How to Fill Out IRS Form W-4R for Non-Periodic Payments
Master IRS Form W-4R. Understand mandatory withholding rules and elect the correct federal tax rate for non-periodic payments, like retirement distributions.
Master IRS Form W-4R. Understand mandatory withholding rules and elect the correct federal tax rate for non-periodic payments, like retirement distributions.
IRS Form W-4R, the Withholding Certificate for Nonperiodic Payments and Eligible Rollover Distributions, is used to instruct a payer how much federal income tax to withhold from certain lump-sum distributions. Unlike the standard Form W-4 used for wages, this form applies specifically to one-time or occasional payments from deferred compensation plans.
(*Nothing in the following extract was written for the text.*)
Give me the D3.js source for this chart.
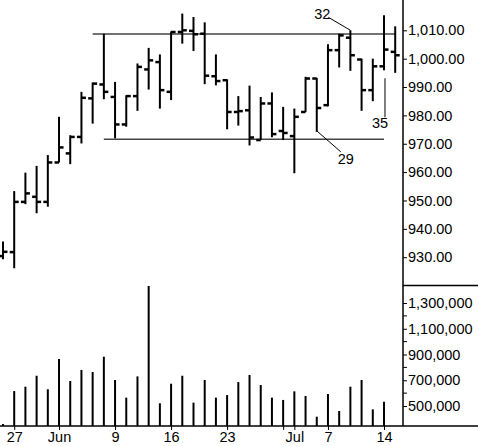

It allows the recipient, often withdrawing retirement funds, to control their immediate tax liability.
Payments Requiring Form W-4R
The W-4R is required for distributions characterized as “non-periodic,” meaning they are not paid out in installments at regular intervals over a period exceeding one year. Common examples include lump-sum withdrawals from qualified retirement plans, such as 401(k)s, traditional IRAs, and pension plans. It also covers distributions from commercial annuities and certain deferred compensation plans. Note that periodic payments, like monthly annuity checks, require a different form, Form W-4P.
Understanding Mandatory and Default Withholding
Federal law requires withholding on non-periodic payments unless the recipient elects otherwise using Form W-4R. If the form is not submitted for a distribution that is not an eligible rollover, the default federal income tax withholding rate is 10% of the taxable amount. The payer must apply this 10% rate unless the recipient chooses a different rate between 0% and 100% on the form.
If the payment is an “eligible rollover distribution,” such as a lump-sum distribution from a qualified plan, a mandatory withholding rate of 20% applies. This 20% rule is enforced unless the money is transferred directly to another qualified account.
There are circumstances where electing zero withholding is prohibited. If the payment is delivered outside the United States or its possessions, a U.S. citizen or resident alien cannot elect a withholding rate lower than 10%. Additionally, if the payee fails to provide a valid Social Security Number, the payer must generally withhold 10% and cannot honor a request for zero withholding. Payers must adhere to these rules under Internal Revenue Code Section 3405.
Step-by-Step Guide to Completing Form W-4R
Part I requires the recipient to provide identifying information, including their full name, address, and Social Security Number (SSN) or Individual Taxpayer Identification Number (ITIN). Providing a correct SSN is crucial because its absence can invalidate any election for a lower withholding rate.
In Part II, the recipient makes the election regarding the amount to be withheld. For standard non-periodic payments, the recipient can elect any rate between 0% and 100% of the taxable amount. To elect zero withholding, the recipient writes “0%” on the appropriate line. Recipients may choose a higher percentage if the default rate is too low, helping them avoid an underpayment penalty.
Submitting the Form and Duration of Your Election
Once completed and signed, Form W-4R must be submitted to the payer, which is the entity issuing the distribution, such as the plan administrator or financial institution. The form should never be sent to the Internal Revenue Service (IRS). Payers usually provide specific instructions, which may involve mailing a physical copy or using an online portal.
The withholding election remains in effect until the distribution is complete or until the recipient submits a new form. Recipients may change or revoke their previous election at any time by submitting an updated W-4R. Any change takes effect shortly after the payer receives the updated form, typically within 30 days.